In determining antitrust standing, the court applied the efficient enforcer test, which involves four factors: the directness of the injury, the existence of more direct victims, the speculative nature of the damages, and the risk of duplicative recoveries or complex apportionment of damages. For KPFF, the court found that the injury was indirect, as KPFF did not transact directly with the defendants, and there were more direct victims in the market. The court noted that damages for KPFF would be speculative due to the indirect nature of its injury. For the futures market participants, the court found that the injury was direct, there were no more direct victims, damages were not speculative, and there was no risk of duplicative recoveries. The court concluded that the futures participants were efficient enforcers because they directly suffered from the alleged manipulation.

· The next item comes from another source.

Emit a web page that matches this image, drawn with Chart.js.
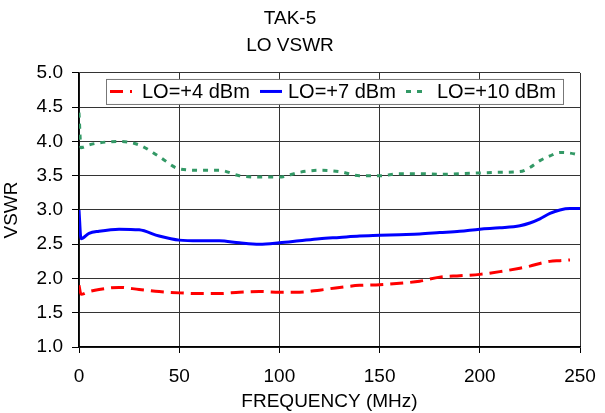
<!DOCTYPE html>
<html>
<head>
<meta charset="utf-8">
<script src="https://cdn.jsdelivr.net/npm/chart.js@4"></script>
<style>
  body { margin: 0; background: #fff; }
</style>
</head>
<body>
<canvas id="vswrChart" width="605" height="413"></canvas>
<script>
const freq = [0, 1, 5, 10, 20, 30, 40, 50, 60, 70, 80, 90, 100, 110, 120, 130, 140, 150, 160, 170, 180, 190, 200, 210, 220, 225, 230, 235, 240, 245, 250];
const lo4 = [1.90, 1.77, 1.81, 1.84, 1.87, 1.84, 1.81, 1.79, 1.78, 1.78, 1.80, 1.81, 1.80, 1.80, 1.83, 1.87, 1.90, 1.91, 1.93, 1.96, 2.02, 2.04, 2.06, 2.10, 2.15, 2.18, 2.22, 2.25, 2.26, 2.27, null];
const lo7 = [3.00, 2.58, 2.66, 2.69, 2.72, 2.71, 2.62, 2.56, 2.55, 2.55, 2.52, 2.50, 2.52, 2.55, 2.58, 2.60, 2.62, 2.63, 2.64, 2.65, 2.67, 2.69, 2.72, 2.74, 2.77, 2.81, 2.87, 2.95, 3.00, 3.02, 3.02];
const lo10 = [4.42, 3.91, 3.95, 3.98, 4.00, 3.95, 3.78, 3.60, 3.58, 3.58, 3.50, 3.48, 3.48, 3.55, 3.58, 3.56, 3.50, 3.50, 3.53, 3.53, 3.52, 3.53, 3.54, 3.55, 3.56, 3.62, 3.72, 3.79, 3.84, 3.83, 3.80];
const seriesNames = ['LO=+4 dBm', 'LO=+7 dBm', 'LO=+10 dBm'];

const FONT = 'Liberation Sans, Arial, sans-serif';

function points(ys) {
  return freq.map((f, i) => ({ x: f, y: ys[i] }));
}

// legend drawn inside the plot, boxed, like the original
const boxLegend = {
  id: 'boxLegend',
  afterDatasetsDraw(chart) {
    const ctx = chart.ctx;
    const area = chart.chartArea;
    const x0 = area.left + 27, y0 = area.top + 6, w = 457, h = 25;
    ctx.save();
    ctx.fillStyle = '#fff';
    ctx.fillRect(x0, y0, w, h);
    ctx.strokeStyle = '#777';
    ctx.lineWidth = 1;
    ctx.strokeRect(x0 + 0.5, y0 + 0.5, w, h);
    const offsets = [4, 154, 300];
    const textGap = [32, 28, 31];
    ctx.font = '20px ' + FONT;
    ctx.textBaseline = 'middle';
    chart.data.datasets.forEach((ds, i) => {
      const sx = x0 + offsets[i];
      ctx.strokeStyle = ds.borderColor;
      ctx.lineWidth = ds.borderWidth;
      ctx.setLineDash(ds.borderDash || []);
      ctx.beginPath();
      ctx.moveTo(sx, y0 + h / 2);
      ctx.lineTo(sx + 22, y0 + h / 2);
      ctx.stroke();
      ctx.setLineDash([]);
      ctx.fillStyle = '#000';
      ctx.fillText(ds.label, sx + textGap[i], y0 + h / 2 + 1);
    });
    ctx.restore();
  }
};

const ctx = document.getElementById('vswrChart').getContext('2d');
new Chart(ctx, {
  type: 'line',
  data: {
    datasets: [{
      label: seriesNames[0],
      data: points(lo4),
      borderColor: '#ff0000',
      borderWidth: 3,
      borderDash: [13, 7]
    }, {
      label: seriesNames[1],
      data: points(lo7),
      borderColor: '#0000ff',
      borderWidth: 3
    }, {
      label: seriesNames[2],
      data: points(lo10),
      borderColor: '#339966',
      borderWidth: 3,
      borderDash: [5, 6]
    }]
  },
  options: {
    responsive: false,
    animation: false,
    devicePixelRatio: 1,
    spanGaps: false,
    elements: { point: { radius: 0 }, line: { tension: 0.3, cubicInterpolationMode: 'monotone' } },
    layout: { padding: { top: 5, right: 25, left: 0, bottom: 0 } },
    plugins: {
      legend: { display: false },
      tooltip: { enabled: false },
      title: {
        display: true,
        text: ['TAK-5', 'LO VSWR'],
        color: '#000',
        font: { family: FONT, size: 19, weight: 'normal', lineHeight: 1.42 },
        padding: { top: 0, bottom: 14 }
      }
    },
    scales: {
      x: {
        type: 'linear',
        min: 0,
        max: 250,
        ticks: { stepSize: 50, color: '#000', font: { family: FONT, size: 19 }, padding: 12, maxRotation: 0 },
        grid: { color: '#333', tickLength: 6, tickColor: '#000' },
        border: { color: '#000', width: 1.5 },
        title: { display: true, text: 'FREQUENCY (MHz)', color: '#000', font: { family: FONT, size: 19 }, padding: { top: 0, bottom: 0 } },
        afterFit(scale) {
          scale.height = 66;
          scale.paddingRight = 16;
          scale.paddingLeft = 0;
        }
      },
      y: {
        min: 1,
        max: 5,
        ticks: { stepSize: 0.5, color: '#000', font: { family: FONT, size: 19 }, padding: 9, callback: v => v.toFixed(1) },
        grid: { color: '#333', tickLength: 7, tickColor: '#000' },
        border: { color: '#000', width: 1.5 },
        title: { display: true, text: 'VSWR', color: '#000', font: { family: FONT, size: 19 }, padding: { top: 0, bottom: 0 } },
        afterFit(scale) { scale.width = 79; }
      }
    }
  },
  plugins: [boxLegend]
});
</script>
</body>
</html>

Commodities Exchange Act Claims

The court reversed the district court's dismissal of the plaintiffs' CEA claims, holding that the plaintiffs had alleged sufficient domestic activity to survive a motion to dismiss. The plaintiffs claimed that the defendants engaged in manipulative conduct both domestically and abroad, including trading on U.S. exchanges to influence benchmark prices. The court applied the two-part test from Prime International Trading, Ltd. v. BP P.L.C., which requires a domestic transaction and domestic conduct. The court found that the plaintiffs adequately alleged domestic transactions involving NYMEX futures contracts and domestic conduct by the defendants in furtherance of the alleged manipulation. The court emphasized that the defendants' trading activities in the U.S. were integral to the alleged scheme, thus satisfying the domestic conduct requirement.

Conspiracy Jurisdiction

The court upheld the district court's exercise of personal jurisdiction over the foreign defendants based on a conspiracy theory. Under this theory, the court may impute the forum contacts of one conspirator to another if three conditions are met: a conspiracy existed, the defendant participated in it, and a co-conspirator's overt acts in furtherance of the conspiracy had sufficient contacts with the forum. The court found that the plaintiffs sufficiently alleged a conspiracy to manipulate benchmark prices and that the foreign defendants participated in this conspiracy. Additionally, the court identified acts by co-conspirators within the U.S. that furthered the conspiracy, thus establishing sufficient minimum contacts for personal jurisdiction. The court concluded that exercising jurisdiction was reasonable, considering the significant domestic conduct alleged.

Conclusion and Remand

The U.S. Court of Appeals for the Second Circuit concluded by affirming in part, reversing in part, vacating in part, and remanding the case for further proceedings. The court affirmed the district court's dismissal of KPFF's antitrust claims due to a lack of standing but reversed the dismissal of the futures market participants' claims, granting them standing. The court vacated the dismissal of the CEA claims, finding sufficient allegations of domestic conduct. Additionally, the court upheld the district court's exercise of personal jurisdiction over the foreign defendants using a conspiracy jurisdiction theory. The case was remanded for further proceedings consistent with these findings, allowing the plaintiffs to pursue their claims based on the court's determinations.